# Calibre refresh question



## Linjeakel (Mar 17, 2010)

When I connect my Kindle to my PC, a column shows up in Calibre called 'device' which shows a big green tick if the item in the library is also on the device. If I have anything set to download to the device automatically, like a newspaper, as soon as it's done, the green tick appears. However, when I copy something manually, it doesn't update that column. I have to either close and then reopen Calibre, or else disconnect and then reconnect the Kindle and then the green tick shows up. Is there a quicker, easier way to refresh Calibre to show the correct info about what's on the device?


----------



## HappyGuy (Nov 3, 2008)

When I upload to my K from Calibre it seems to update itself. However, if yours doesn't,  you might try clicking the refresh button in your browser.


----------



## Linjeakel (Mar 17, 2010)

HappyGuy said:


> When I upload to my K from Calibre it seems to update itself.
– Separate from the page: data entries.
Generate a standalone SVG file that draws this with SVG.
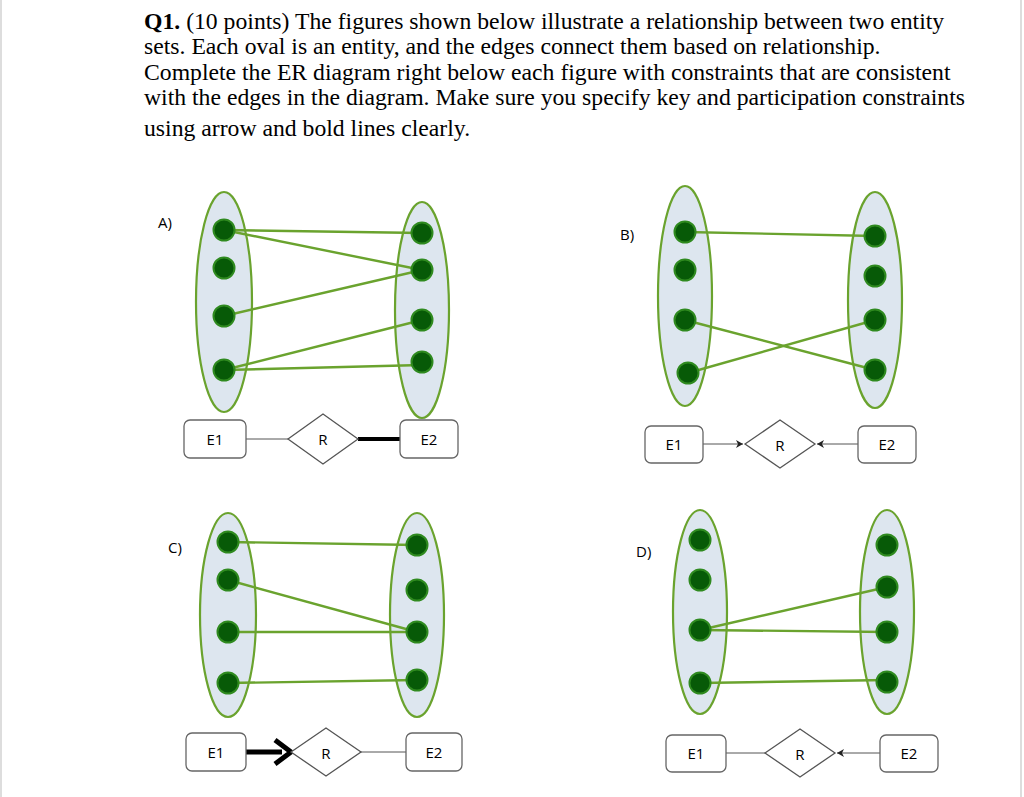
<svg xmlns="http://www.w3.org/2000/svg" width="1024" height="797" viewBox="0 0 1024 797">
<defs>
<style>
.t{font-family:"Liberation Serif",serif;font-size:23.7px;fill:#000}
.l{font-family:"Open Sans","Liberation Sans",sans-serif;font-size:15px;fill:#000}
.ov{fill:#dde6ef;stroke:#6aa32e;stroke-width:2.2}
.d{fill:#075a07;stroke:#2f8a1f;stroke-width:2}
.e{stroke:#6aa32e;stroke-width:2.4;fill:none}
.box{fill:#fff;stroke:#666;stroke-width:1.3}
.dia{fill:#fff;stroke:#555;stroke-width:1.3}
.c{stroke:#555;stroke-width:1;fill:none}
</style>
<marker id="ah" markerWidth="10" markerHeight="10" refX="8" refY="5" orient="auto" markerUnits="userSpaceOnUse"><path d="M1,1 L8,5 L1,9 L3,5 Z" fill="#222"/></marker>
</defs>
<rect x="0" y="0" width="1024" height="797" fill="#fff"/>
<line x1="1" y1="0" x2="1" y2="797" stroke="#bbb"/>
<line x1="1021" y1="0" x2="1021" y2="797" stroke="#bbb"/>
<g id="question">
<text class="t" x="144" y="29"><tspan font-weight="bold">Q1.</tspan> (10 points) The figures shown below illustrate a relationship between two entity</text>
<text class="t" x="144" y="54">sets. Each oval is an entity, and the edges connect them based on relationship.</text>
<text class="t" x="144" y="80">Complete the ER diagram right below each figure with constraints that are consistent</text>
<text class="t" x="144" y="105">with the edges in the diagram. Make sure you specify key and participation constraints</text>
<text class="t" x="144" y="136">using arrow and bold lines clearly.</text>
</g>
<g id="labels">
<text class="l" x="158" y="228">A)</text>
<text class="l" x="620" y="240">B)</text>
<text class="l" x="168" y="553">C)</text>
<text class="l" x="636" y="557">D)</text>
</g>
<g id="figA">
<ellipse class="ov" cx="224" cy="302" rx="28" ry="110"/>
<ellipse class="ov" cx="422" cy="310" rx="27" ry="108"/>
<line class="e" x1="224" y1="230" x2="422" y2="233"/>
<line class="e" x1="224" y1="230" x2="422" y2="270"/>
<line class="e" x1="224" y1="316" x2="422" y2="270"/>
<line class="e" x1="224" y1="370" x2="422" y2="320"/>
<line class="e" x1="224" y1="370" x2="422" y2="365"/>
<circle class="d" cx="224" cy="230" r="10.5"/><circle class="d" cx="224" cy="268" r="10.5"/><circle class="d" cx="224" cy="316" r="10.5"/><circle class="d" cx="224" cy="370" r="10.5"/>
<circle class="d" cx="422" cy="233" r="10.5"/><circle class="d" cx="422" cy="270" r="10.5"/><circle class="d" cx="422" cy="320" r="10.5"/><circle class="d" cx="422" cy="362" r="10.5"/>
</g>
<g id="figB">
<ellipse class="ov" cx="685" cy="296" rx="27" ry="110"/>
<ellipse class="ov" cx="875" cy="300" rx="27" ry="108"/>
<line class="e" x1="685" y1="232" x2="875" y2="236"/>
<line class="e" x1="685" y1="320" x2="875" y2="370"/>
<line class="e" x1="688" y1="373" x2="875" y2="320"/>
<circle class="d" cx="685" cy="232" r="10.5"/><circle class="d" cx="685" cy="270" r="10.5"/><circle class="d" cx="685" cy="320" r="10.5"/><circle class="d" cx="688" cy="373" r="10.5"/>
<circle class="d" cx="875" cy="236" r="10.5"/><circle class="d" cx="875" cy="276" r="10.5"/><circle class="d" cx="875" cy="320" r="10.5"/><circle class="d" cx="875" cy="370" r="10.5"/>
</g>
<g id="figC">
<ellipse class="ov" cx="228" cy="615" rx="28" ry="102"/>
<ellipse class="ov" cx="417" cy="615" rx="27" ry="102"/>
<line class="e" x1="228" y1="542" x2="417" y2="545"/>
<line class="e" x1="228" y1="580" x2="417" y2="632"/>
<line class="e" x1="228" y1="632" x2="417" y2="632"/>
<line class="e" x1="228" y1="683" x2="417" y2="680"/>
<circle class="d" cx="228" cy="542" r="10.5"/><circle class="d" cx="228" cy="580" r="10.5"/><circle class="d" cx="228" cy="632" r="10.5"/><circle class="d" cx="228" cy="683" r="10.5"/>
<circle class="d" cx="417" cy="545" r="10.5"/><circle class="d" cx="417" cy="590" r="10.5"/><circle class="d" cx="417" cy="632" r="10.5"/><circle class="d" cx="417" cy="680" r="10.5"/>
</g>
<g id="figD">
<ellipse class="ov" cx="700" cy="612" rx="27" ry="102"/>
<ellipse class="ov" cx="887" cy="612" rx="27" ry="102"/>
<line class="e" x1="700" y1="630" x2="887" y2="587"/>
<line class="e" x1="700" y1="630" x2="887" y2="632"/>
<line class="e" x1="700" y1="683" x2="887" y2="680"/>
<circle class="d" cx="700" cy="540" r="10.5"/><circle class="d" cx="700" cy="580" r="10.5"/><circle class="d" cx="700" cy="630" r="10.5"/><circle class="d" cx="700" cy="683" r="10.5"/>
<circle class="d" cx="887" cy="545" r="10.5"/><circle class="d" cx="887" cy="587" r="10.5"/><circle class="d" cx="887" cy="632" r="10.5"/><circle class="d" cx="887" cy="682" r="10.5"/>
</g>
<g id="connectors">
<line class="c" x1="246" y1="439" x2="288" y2="439"/>
<line x1="358" y1="439" x2="400" y2="439" stroke="#000" stroke-width="4"/>
<line class="c" x1="703" y1="444" x2="743" y2="444" marker-end="url(#ah)"/>
<line class="c" x1="858" y1="444" x2="817" y2="444" marker-end="url(#ah)"/>
<line x1="246" y1="752" x2="282" y2="752" stroke="#000" stroke-width="5"/>
<path d="M275,740 L291,752 L275,764" fill="none" stroke="#000" stroke-width="5" stroke-linejoin="miter"/>
<line class="c" x1="361" y1="752" x2="406" y2="752"/>
<line class="c" x1="726" y1="753" x2="765" y2="753"/>
<line class="c" x1="880" y1="753" x2="837" y2="753" marker-end="url(#ah)"/>
</g>
<g id="erA">
<rect class="box" x="184" y="420" width="62" height="38" rx="6"/><text class="l" x="215" y="445" text-anchor="middle">E1</text>
<path class="dia" d="M288,439 L323,414 L358,439 L323,464 Z"/><text class="l" x="323" y="445" text-anchor="middle">R</text>
<rect class="box" x="400" y="420" width="58" height="38" rx="6"/><text class="l" x="429" y="445" text-anchor="middle">E2</text>
</g>
<g id="erB">
<rect class="box" x="645" y="426" width="58" height="37" rx="6"/><text class="l" x="674" y="450" text-anchor="middle">E1</text>
<path class="dia" d="M745,444 L780,420 L815,444 L780,468 Z"/><text class="l" x="780" y="451" text-anchor="middle">R</text>
<rect class="box" x="858" y="426" width="58" height="37" rx="6"/><text class="l" x="887" y="450" text-anchor="middle">E2</text>
</g>
<g id="erC">
<rect class="box" x="186" y="733" width="60" height="38" rx="6"/><text class="l" x="216" y="758" text-anchor="middle">E1</text>
<path class="dia" d="M291,752 L326,728 L361,752 L326,776 Z"/><text class="l" x="326" y="759" text-anchor="middle">R</text>
<rect class="box" x="406" y="733" width="56" height="38" rx="6"/><text class="l" x="434" y="758" text-anchor="middle">E2</text>
</g>
<g id="erD">
<rect class="box" x="666" y="735" width="60" height="37" rx="6"/><text class="l" x="696" y="759" text-anchor="middle">E1</text>
<path class="dia" d="M765,753 L800,729 L835,753 L800,777 Z"/><text class="l" x="800" y="760" text-anchor="middle">R</text>
<rect class="box" x="880" y="735" width="58" height="37" rx="6"/><text class="l" x="909" y="759" text-anchor="middle">E2</text>
</g>
</svg>
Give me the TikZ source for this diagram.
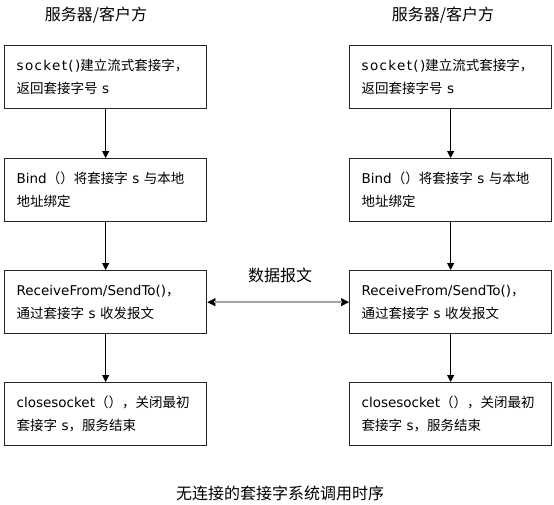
\documentclass[tikz,border=0pt]{standalone}
\usepackage{fontspec}
\setmainfont{DejaVu Sans}
\newfontfamily\cjk{Noto Sans CJK SC}
\usetikzlibrary{arrows.meta}
\newcommand{\zh}[1]{{\cjk #1}}
\begin{document}
\begin{tikzpicture}[x=1pt,y=-1pt,
  stepbox/.style={draw=black!85,line width=1.3pt,minimum height=63pt,text width=178pt,
    inner xsep=12pt,inner ysep=0pt,align=left,font=\fontsize{13.5}{23}\selectfont,anchor=north west},
  flow/.style={line width=0.8pt,-{Triangle[length=7pt,width=7pt]}},
  msgtips/.style={black,line width=0.6pt,{Triangle[length=8pt,width=8pt]}-{Triangle[length=8pt,width=8pt]}},
  msgline/.style={draw=black!35,line width=2.6pt,shorten <=7pt,shorten >=7pt},
  head/.style={font=\cjk\fontsize{16}{16}\selectfont}]
\useasboundingbox (0,0) rectangle (554,504);
\node[head] (hl) at (96,15) {服务器/客户方};
\node[head] (hr) at (443,15) {服务器/客户方};
% left column
\node[stepbox] (l1) at (4,45) {{\addfontfeature{LetterSpace=10}socket()}\zh{建立流式套接字，}\\\zh{返回套接字号} s};
\node[stepbox] (l2) at (4,158) {Bind\zh{（）将套接字} s \zh{与本地}\\\zh{地址绑定}};
\node[stepbox] (l3) at (4,270) {ReceiveFrom/SendTo()\zh{，}\\\zh{通过套接字} s \zh{收发报文}};
\node[stepbox] (l4) at (4,382) {closesocket\zh{（），关闭最初}\\\zh{套接字} s\zh{，服务结束}};
% right column
\node[stepbox] (r1) at (349,45) {{\addfontfeature{LetterSpace=10}socket()}\zh{建立流式套接字，}\\\zh{返回套接字号} s};
\node[stepbox] (r2) at (349,158) {Bind\zh{（）将套接字} s \zh{与本地}\\\zh{地址绑定}};
\node[stepbox] (r3) at (349,270) {ReceiveFrom/SendTo()\zh{，}\\\zh{通过套接字} s \zh{收发报文}};
\node[stepbox] (r4) at (349,382) {closesocket\zh{（），关闭最初}\\\zh{套接字} s\zh{，服务结束}};
\draw[flow] (l1.south) -- (l2.north);
\draw[flow] (l2.south) -- (l3.north);
\draw[flow] (l3.south) -- (l4.north);
\draw[flow] (r1.south) -- (r2.north);
\draw[flow] (r2.south) -- (r3.north);
\draw[flow] (r3.south) -- (r4.north);
\draw[msgtips] (l3.east) -- (r3.west);
\draw[msgline] (l3.east) -- (r3.west);
\node[head] (ml) at (280,275) {数据报文};
\node[font=\cjk\fontsize{16}{16}\selectfont] (cap) at (280,493) {无连接的套接字系统调用时序};
\end{tikzpicture}
\end{document}
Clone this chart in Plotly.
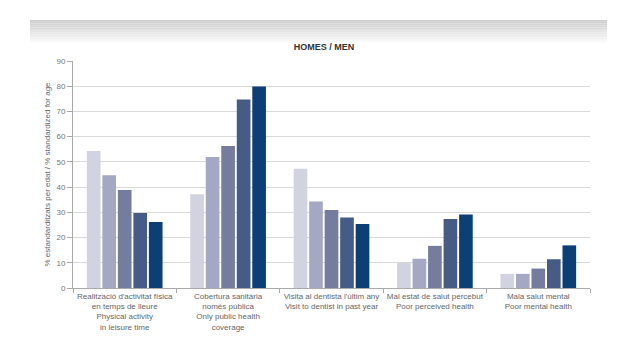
import plotly.graph_objects as go

categories = [
    "Realització d'activitat física<br>en temps de lleure<br>Physical activity<br>in leisure time",
    "Cobertura sanitària<br>només pública<br>Only public health<br>coverage",
    "Visita al dentista l'últim any<br>Visit to dentist in past year",
    "Mal estat de salut percebut<br>Poor perceived health",
    "Mala salut mental<br>Poor mental health",
]
series_names = ["Grup 1", "Grup 2", "Grup 3", "Grup 4", "Grup 5"]
values = [
    [54.3, 37.2, 47.3, 9.9, 5.6],
    [44.7, 51.9, 34.3, 11.6, 5.6],
    [38.9, 56.3, 30.9, 16.7, 7.7],
    [29.7, 74.7, 28.0, 27.4, 11.4],
    [26.2, 79.9, 25.4, 29.1, 16.9],
]
colors = ["#d2d3e0", "#a5a8c3", "#757c9e", "#465b86", "#0b3f75"]
y_ticks = [0, 10, 20, 30, 40, 50, 60, 70, 80, 90]

fig = go.Figure()
for name, vals, col in zip(series_names, values, colors):
    fig.add_trace(go.Bar(x=categories, y=vals, name=name, marker_color=col,
                         marker_line_width=0))

font_family = "Liberation Sans Narrow, Arial Narrow, Liberation Sans, Arial, sans-serif"

# page body has 8px default margin; figure coordinates are offset by 8px
OFF = 8
W, H = 630, 351
L, R, T, B = 73 - OFF, 48, 61 - OFF, 71
ph = H - T - B
pw = W - L - R

# grey gradient band at top
n = 14
for i in range(n):
    g = int(205 + (255 - 205) * i / (n - 1))
    fig.add_shape(type="rect", xref="paper", yref="paper",
                  x0=(30 - OFF - L) / pw, x1=(607 - OFF - L) / pw,
                  y0=(H - B - (20 - OFF + 25 * (i + 1) / n)) / ph,
                  y1=(H - B - (20 - OFF + 25 * i / n)) / ph,
                  fillcolor=f"rgb({g},{g},{g})", line_width=0, layer="below")

fig.update_layout(
    width=W, height=H,
    margin=dict(l=L, r=R, t=T, b=B),
    paper_bgcolor="white", plot_bgcolor="white",
    barmode="group", bargap=0.25, bargroupgap=0.12,
    showlegend=False,
    font=dict(family=font_family, size=8, color="#666666"),
    title=dict(text="<b>HOMES / MEN</b>", x=(324 - OFF) / W, xanchor="center",
               y=1 - (47 - OFF) / H, yanchor="middle",
               font=dict(family=font_family, size=9, color="#333333")),
)
fig.update_xaxes(
    tickson="boundaries", ticks="outside", ticklen=4, tickcolor="#aaaaaa",
    showline=True, linecolor="#aaaaaa", linewidth=1, showgrid=False,
    tickangle=0, automargin=False,
    tickfont=dict(size=8, color="#666666"), fixedrange=True,
)
fig.update_yaxes(
    range=[0, 90], tickvals=y_ticks, ticks="outside", ticklen=5,
    tickcolor="#aaaaaa", showline=True, linecolor="#aaaaaa", linewidth=1,
    gridcolor="#d9d9d9", gridwidth=1, zeroline=False, automargin=False,
    tickfont=dict(size=8, color="#777777"),
    title=dict(text="% estandarditzats per edat / % standardized for age",
               font=dict(size=8, color="#666666"), standoff=4),
)

fig.write_html("out.html")
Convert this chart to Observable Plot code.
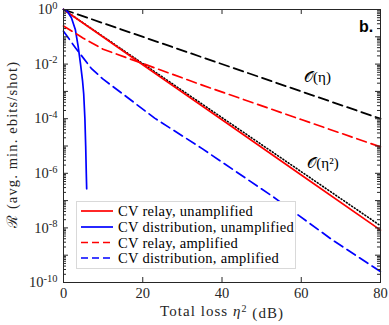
<!DOCTYPE html>
<html><head><meta charset="utf-8">
<script src="https://cdn.jsdelivr.net/npm/d3@7"></script>
<script src="https://cdn.jsdelivr.net/npm/@observablehq/plot@0.6"></script>
<style>body{margin:0;background:#fff}</style>
</head><body><div id="chart"></div>
<script>
// ---- data ----
const xTicks = [0, 20, 40, 60, 80];
const yLabelExponents = [0, -2, -4, -6, -8, -10];

const etaX = [0, 80];
const etaY = [1, 1e-4];                 // O(eta)
const eta2X = [0, 80];
const eta2Y = [1, 1.2e-8];              // O(eta^2)

const relayUnampX = [0, 10, 20, 40, 60, 80];
const relayUnampY = [1, 0.098, 9.5e-3, 9.1e-5, 8.7e-7, 8.3e-9];

const distUnampX = [0, 1, 2, 3, 3.7, 4.3, 4.8, 5.1, 5.4, 5.6, 5.75, 5.85];
const distUnampY = [1, 0.85, 0.5, 0.18, 0.045, 0.01, 2.5e-3, 8e-4, 1e-4, 1e-5, 1e-6, 2.7e-7];

const relayAmpX = [0, 5, 10, 20, 35, 60, 80];
const relayAmpY = [0.25, 0.089, 0.035, 0.0105, 1.7e-3, 9.3e-5, 9.3e-6];

const distAmpX = [0, 3, 7, 10, 15, 23, 35, 53, 68, 80];
const distAmpY = [0.16, 0.04, 7e-3, 2.8e-3, 8e-4, 1.05e-4, 8e-6, 1.35e-7, 3.5e-9, 2.5e-10];

const seriesNames = ["CV relay, unamplified", "CV distribution, unamplified", "CV relay, amplified", "CV distribution, amplified"];
const seriesColors = ["#ff0000", "#0000ff", "#ff0000", "#0000ff"];
const seriesDash = [null, null, "9,5", "9,5"];

const annotations = [
  {x: 64.1, y: 3.2e-3, text: "𝒪(η)"},
  {x: 65.5, y: 2.3e-6, text: "𝒪(η²)"}
];

// ---- build ----
const pts = (xs, ys) => xs.map((x, i) => ({x, y: ys[i]}));
const decades = d3.range(0, -11, -1).map(e => Math.pow(10, e));
const minors = [];
for (let e = -10; e < 0; e++) for (let m = 2; m <= 9; m++) minors.push(m * Math.pow(10, e));
const yLabelTicks = yLabelExponents.map(e => Math.pow(10, e));

const axisColor = "#262626";
const f = 1.524; // ~5px in log space
const lw = 1.7;

const plot = Plot.plot({
  width: 389, height: 325,
  marginLeft: 63, marginRight: 9, marginTop: 9, marginBottom: 43,
  style: {fontFamily: "Liberation Serif, serif", fontSize: "13px", background: "#fff", color: "#262626"},
  x: {domain: [0, 80]},
  y: {type: "log", domain: [1e-10, 1]},
  marks: [
    Plot.line(pts(etaX, etaY), {x: "x", y: "y", stroke: "#000", strokeWidth: 1.8, strokeDasharray: "10,5"}),
    Plot.line(pts(eta2X, eta2Y), {x: "x", y: "y", stroke: "#000", strokeWidth: 1.6, strokeDasharray: "1,2.2"}),
    Plot.line(pts(relayUnampX, relayUnampY), {x: "x", y: "y", stroke: seriesColors[0], strokeWidth: lw}),
    Plot.line(pts(distUnampX, distUnampY), {x: "x", y: "y", stroke: seriesColors[1], strokeWidth: lw}),
    Plot.line(pts(relayAmpX, relayAmpY), {x: "x", y: "y", stroke: seriesColors[2], strokeWidth: lw, strokeDasharray: "10,5"}),
    Plot.line(pts(distAmpX, distAmpY), {x: "x", y: "y", stroke: seriesColors[3], strokeWidth: lw, strokeDasharray: "10,5"}),
    // inward ticks
    Plot.ruleY(decades, {x1: 0, x2: 1.26, stroke: axisColor}),
    Plot.ruleY(decades, {x1: 80 - 1.26, x2: 80, stroke: axisColor}),
    Plot.ruleY(minors, {x1: 0, x2: 0.76, stroke: axisColor}),
    Plot.ruleY(minors, {x1: 80 - 0.76, x2: 80, stroke: axisColor}),
    Plot.ruleX(xTicks, {y1: 1e-10, y2: 1e-10 * f, stroke: axisColor}),
    Plot.ruleX(xTicks, {y1: 1, y2: 1 / f, stroke: axisColor}),
    Plot.frame({stroke: axisColor}),
    Plot.axisX({ticks: xTicks, tickSize: 0, tickPadding: 5, label: null, fontSize: 14.5}),
    Plot.axisY({ticks: yLabelTicks, tickSize: 0, tickPadding: 6, label: null, fontSize: 14.5,
      tickFormat: d => String(Math.round(Math.log10(d)))}),
    Plot.text(annotations, {x: "x", y: "y", text: "text", fontSize: 15, fill: "#000"})
  ]
});

const svg = d3.select(plot);
// superscript exponents for y tick labels
svg.selectAll('g[aria-label="y-axis tick label"] text').each(function() {
  const t = d3.select(this);
  const e = t.text();
  t.text("10");
  t.append("tspan").attr("dy", "-0.5em").attr("font-size", "10.5px").text(e);
});

// axis labels
const xl = svg.append("text").attr("x", 160).attr("y", 316).attr("text-anchor", "start")
  .attr("textLength", 123).attr("lengthAdjust", "spacing")
  .attr("font-family", "Liberation Serif, serif").attr("font-size", "15px").attr("fill", "#262626");
xl.append("tspan").text("Total loss ");
xl.append("tspan").attr("font-style", "italic").text("η");
xl.append("tspan").attr("dy", "-0.4em").attr("font-size", "10px").text("2");
xl.append("tspan").attr("dy", "0.4em").text(" (dB)");

const yl = svg.append("text").attr("transform", "translate(17,228) rotate(-90)").attr("text-anchor", "start")
  .attr("textLength", 166).attr("lengthAdjust", "spacing")
  .attr("font-family", "Liberation Serif, serif").attr("font-size", "14.5px").attr("fill", "#262626");
yl.append("tspan").text("ℛ");
yl.append("tspan").text(" (avg. min. ebits/shot)");

// panel tag
svg.append("text").attr("x", 366).attr("y", 32).attr("text-anchor", "middle")
  .attr("font-family", "Liberation Sans, Arial, sans-serif").attr("font-weight", "bold").attr("font-size", "16px")
  .attr("fill", "#000").text("b.");

// legend
const lg = svg.append("g");
lg.append("rect").attr("x", 76.5).attr("y", 201.5).attr("width", 219).attr("height", 67)
  .attr("fill", "#fff").attr("stroke", "#d9d9d9");
const rowY = [211, 227, 242.5, 258];
seriesNames.forEach((name, i) => {
  lg.append("line").attr("x1", 81).attr("x2", 113).attr("y1", rowY[i]).attr("y2", rowY[i])
    .attr("stroke", seriesColors[i]).attr("stroke-width", lw)
    .attr("stroke-dasharray", seriesDash[i] ? "7,4" : null);
  lg.append("text").attr("x", 118).attr("y", rowY[i]).attr("dy", "0.35em").attr("text-anchor", "start")
    .attr("letter-spacing", "0.3px")
    .attr("font-family", "Liberation Serif, serif").attr("font-size", "14.5px").attr("fill", "#000").text(name);
});

document.getElementById("chart").appendChild(plot);
</script></body></html>
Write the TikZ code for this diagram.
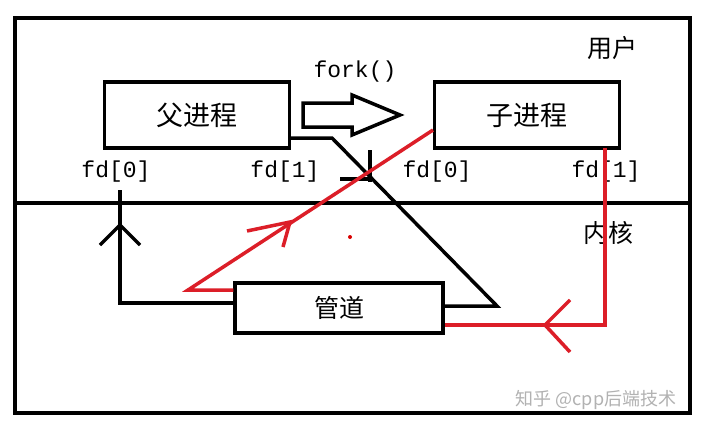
\documentclass[tikz,border=0pt]{standalone}
\usepackage{fontspec}
\newfontfamily\cjk{Noto Sans CJK SC}
\newfontfamily\mono{Liberation Mono}
\begin{document}
\begin{tikzpicture}[x=1pt,y=-1pt,
  bx/.style={draw,line width=3.5pt,minimum width=185pt,minimum height=66pt,font=\cjk\fontsize{27}{27}\selectfont},
  lbl/.style={font=\mono\fontsize{23}{23}\selectfont},
  cj/.style={font=\cjk\fontsize{25}{25}\selectfont},
  bk/.style={line width=3.5pt},
  rd/.style={line width=3.5pt,draw={rgb,255:red,220;green,30;blue,40}}]
\useasboundingbox (0,0) rectangle (711,431);
\fill[white] (0,0) rectangle (711,431);
\draw[bk] (15,18) rectangle (690,413);
\draw[bk] (15,203) coordinate (hl) -- (690,203) coordinate (hr);
\node[bx] (p) at (197,115) {父进程};
\node[bx] (c) at (527,115) {子进程};
\node[bx,minimum width=208pt,minimum height=50pt,font=\cjk\fontsize{25}{25}\selectfont] (pipe) at (339,308) {管道};
\draw[line width=3.5pt] (303,103) -- (352,103) -- (352,95) -- (400,115) -- (352,135) -- (352,127) -- (303,127) -- cycle;
\node[lbl] (fork) at (355,72) {fork()};
\node[cj] (u) at (612,48) {用户};
\node[cj] (k) at (608,233) {内核};
\node[lbl] (a0) at (116,172) {fd[0]};
\node[lbl] (a1) at (285,172) {fd[1]};
\node[lbl] (b0) at (437,172) {fd[0]};
\node[lbl] (b1) at (606,172) {fd[1]};
% black
\draw[bk] (290,138) -- (332,138) -- (497,306) -- (pipe.east |- 0,306);
\draw[bk] (370,150) -- (370,182);
\draw[bk] (340,179) -- (370,179);
\draw[bk] (pipe.west |- 0,303) -- (120,303) -- (120,190);
\draw[bk] (100,245) -- (120,225) -- (140,245);
% red
\draw[rd] (433,130) -- (188,290) -- (pipe.west |- 0,290);
\draw[rd] (247,231) -- (290,222) -- (283,247);
\fill[red!85!black] (350,237) circle (2pt);
\draw[rd] (605,148) -- (605,325) -- (pipe.east |- 0,325);
\draw[rd] (570,300) -- (545,325) -- (570,352);
\node[font=\cjk\fontsize{18}{18}\selectfont,text=gray!60] (w) at (596,400) {知乎 @cpp后端技术};
\end{tikzpicture}
\end{document}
However, if yours doesn't, you might try clicking the refresh button in your browser.


I'm not sure I understand. What does my browser have to do with it? I might not even have my browser open. I just thought there was something I should click in calibre to update the library list display.

Perhaps I'm just being impatient and it does eventually refresh itself.


----------



## HappyGuy (Nov 3, 2008)

OopS! You are right!


----------